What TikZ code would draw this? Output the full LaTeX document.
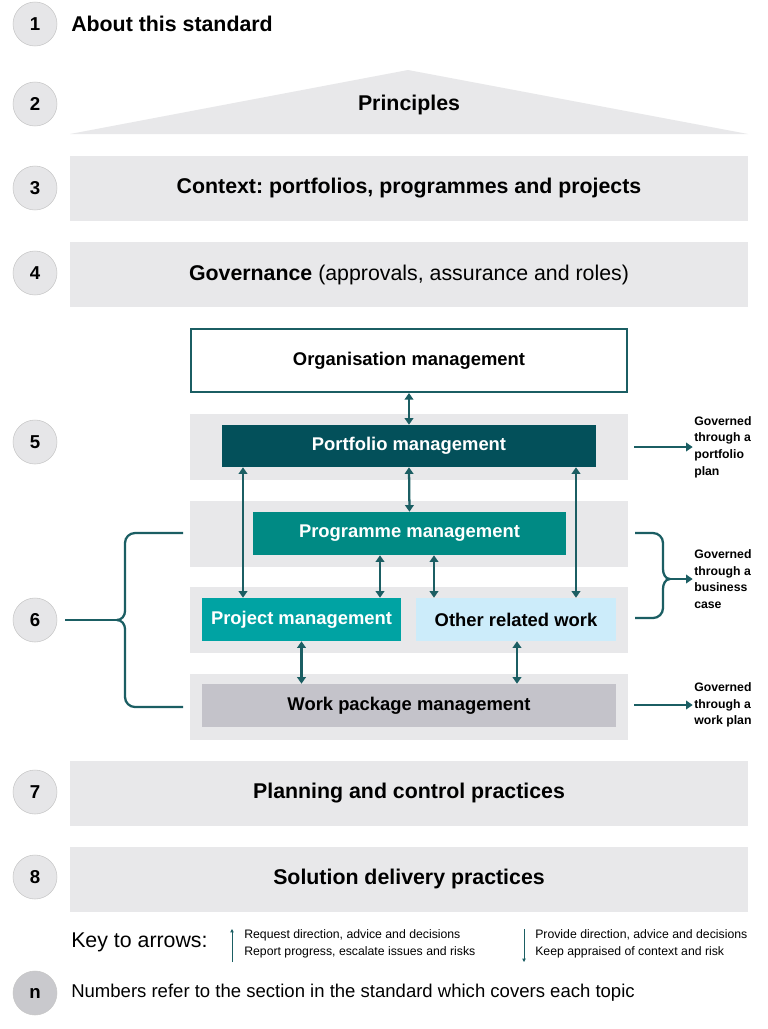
\documentclass[tikz,border=0pt]{standalone}
\usepackage{fontspec}
\setmainfont{Liberation Sans}
\frenchspacing
\usetikzlibrary{arrows.meta,calc}
\definecolor{band}{HTML}{E8E8EA}
\definecolor{circfill}{HTML}{E6E6E8}
\definecolor{circn}{HTML}{C9C9CD}
\definecolor{tealdark}{HTML}{1B5E63}
\definecolor{portf}{HTML}{03505A}
\definecolor{progf}{HTML}{008A84}
\definecolor{projf}{HTML}{00A3A3}
\definecolor{othf}{HTML}{CCECFA}
\definecolor{wpf}{HTML}{C4C3CA}
\begin{document}
\begin{tikzpicture}[x=0.75pt,y=-0.75pt,
  num/.style={circle,fill=circfill,draw=black!22,line width=0.4pt,minimum size=33pt,inner sep=0pt,font=\fontsize{14}{16}\selectfont\bfseries},
  titletext/.style={font=\fontsize{16}{19}\selectfont\bfseries,inner sep=0pt},
  bigbox/.style={fill=band,minimum width=508.5pt,minimum height=48.75pt,inner sep=0pt,font=\fontsize{16}{19}\selectfont\bfseries},
  bandbox/.style={fill=band,minimum width=328.5pt,minimum height=49.5pt,inner sep=0pt},
  mgmt/.style={minimum height=32.25pt,inner sep=0pt,font=\fontsize{13.8}{16}\selectfont\bfseries},
  govtext/.style={anchor=west,align=left,inner sep=0pt,font=\fontsize{9.2}{12.5}\selectfont\bfseries},
  dbl/.style={tealdark,line width=1.7pt,{Triangle[length=5pt,width=6.5pt]}-{Triangle[length=5pt,width=6.5pt]}},
  onearrow/.style={tealdark,line width=1.7pt,-{Triangle[length=5pt,width=6.5pt]}},
  bracel/.style={tealdark,line width=1.7pt},
  keyarrow/.style={tealdark,line width=0.6pt,-{Triangle[length=2.5pt,width=2.5pt]}},
  keytext/.style={anchor=west,align=left,inner sep=0pt,font=\fontsize{9.2}{12.75}\selectfont}
]
\useasboundingbox (0,0) rectangle (768,1029);
\fill[white] (0,0) rectangle (768,1029);

% numbered circles
\node[num] (c1) at (35,24) {1};
\node[num] (c2) at (35,104) {2};
\node[num] (c3) at (35,188) {3};
\node[num] (c4) at (35,273) {4};
\node[num] (c5) at (35,442) {5};
\node[num] (c6) at (35,620) {6};
\node[num] (c7) at (35,792) {7};
\node[num] (c8) at (35,877) {8};
\node[num,fill=circn] (cn) at (35,993) {n};

% 1
\node[titletext,anchor=west] (t1) at (71,24) {About this standard};
% 2
\fill[band] (70,134) -- (408,70) -- (748,134) -- cycle;
\node[titletext] (t2) at (409,105) {Principles};
% 3, 4
\node[bigbox] (b3) at (409,188) {Context: portfolios, programmes and projects};
\node[bigbox] (b4) at (409,274.5) {Governance\fontseries{m}\selectfont{} (approvals, assurance and roles)};

% organisation
\node[mgmt,fill=white,draw=tealdark,line width=1.5pt,minimum width=327pt,minimum height=47.25pt] (org) at (409,360.5) {Organisation management};

% bands
\node[bandbox] (b5) at (409,447) {};
\node[bandbox] (bprog) at (409,533.5) {};
\node[bandbox] (bproj) at (409,620) {};
\node[bandbox] (bwp) at (409,706.5) {};

% management boxes
\node[mgmt,fill=portf,text=white,minimum width=280.5pt,minimum height=31.5pt] (port) at (409,446) {Portfolio management};
\node[mgmt,fill=progf,text=white,minimum width=234.75pt] (prog) at (409.5,533.5) {Programme management};
\node[mgmt,fill=projf,text=white,minimum width=149.25pt] (pj) at (301.5,619.5) {Project management};
\node[mgmt,fill=othf,text=black,minimum width=150pt] (oth) at (516,619.5) {Other related work};
\node[mgmt,fill=wpf,text=black,minimum width=310.5pt] (wp) at (409,705.5) {Work package management};

% x positions of vertical arrows
\coordinate (xL) at (243,0);
\coordinate (xR) at (576,0);
\coordinate (xA) at (380,0);
\coordinate (xB) at (434,0);
\coordinate (xC) at (517,0);

\draw[dbl] (org.south) -- (port.north);
\draw[dbl] (port.south) -- (prog.north);
\draw[dbl] (port.south -| xL) -- (pj.north -| xL);
\draw[dbl] (port.south -| xR) -- (oth.north -| xR);
\draw[dbl] (prog.south -| xA) -- (pj.north -| xA);
\draw[dbl] (prog.south -| xB) -- (oth.north -| xB);
\draw[dbl] (pj.south) -- (wp.north -| pj.south);
\draw[dbl] (oth.south -| xC) -- (wp.north -| xC);

% governed labels
\node[govtext] (g1) at (694,447) {Governed\\through a\\portfolio\\plan};
\node[govtext] (g2) at (694,579) {Governed\\through a\\business\\case};
\node[govtext] (g3) at (694,705) {Governed\\through a\\work plan};

\draw[onearrow] ([xshift=4.5pt]b5.east) -- ([xshift=-1pt]g1.west);
\draw[onearrow] ([xshift=4.5pt]bwp.east |- g3.west) -- ([xshift=-1pt]g3.west);

% right brace
\coordinate (rtop) at (635,533);
\coordinate (rbot) at (635,618);
\coordinate (rtip) at (670,579);
\draw[bracel] (rtop) -- (653,533) to[out=0,in=90] (663,543) -- (663,569) to[out=-90,in=180] (rtip);
\draw[bracel] (rbot) -- (653,618) to[out=0,in=-90] (663,608) -- (663,589) to[out=90,in=180] (rtip);
\draw[onearrow] (rtip) -- ([xshift=-1pt]g2.west);

% left brace
\coordinate (ltop) at (183,533);
\coordinate (lbot) at (183,707);
\coordinate (ltip) at (117,620);
\draw[bracel] (ltop) -- (135,533) to[out=180,in=90] (125,543) -- (125,611) to[out=-90,in=0] (ltip);
\draw[bracel] (lbot) -- (135,707) to[out=180,in=-90] (125,697) -- (125,629) to[out=90,in=0] (ltip);
\draw[bracel] ([xshift=6pt]c6.east) -- (ltip);

% 7, 8
\node[bigbox] (b7) at (409,793) {Planning and control practices};
\node[bigbox] (b8) at (409,879) {Solution delivery practices};

% key
\node[anchor=west,inner sep=0pt,font=\fontsize{16}{19}\selectfont] (keyt) at (71,942) {Key to arrows:};
\coordinate (ku1) at (232,962);
\coordinate (ku2) at (232,929);
\draw[keyarrow] (ku1) -- (ku2);
\node[keytext] (k1) at (244,943.5) {Request direction, advice and decisions\\Report progress, escalate issues and risks};
\coordinate (kd1) at (524,929);
\coordinate (kd2) at (524,962);
\draw[keyarrow] (kd1) -- (kd2);
\node[keytext] (k2) at (535,943.5) {Provide direction, advice and decisions\\Keep appraised of context and risk};

\node[anchor=west,inner sep=0pt,font=\fontsize{13.9}{16}\selectfont] (foot) at (71,993) {Numbers refer to the section in the standard which covers each topic};
\end{tikzpicture}
\end{document}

> Directive
Report how many lines in the listing above include the word "this". Give nothing but the number.

> Written reply
2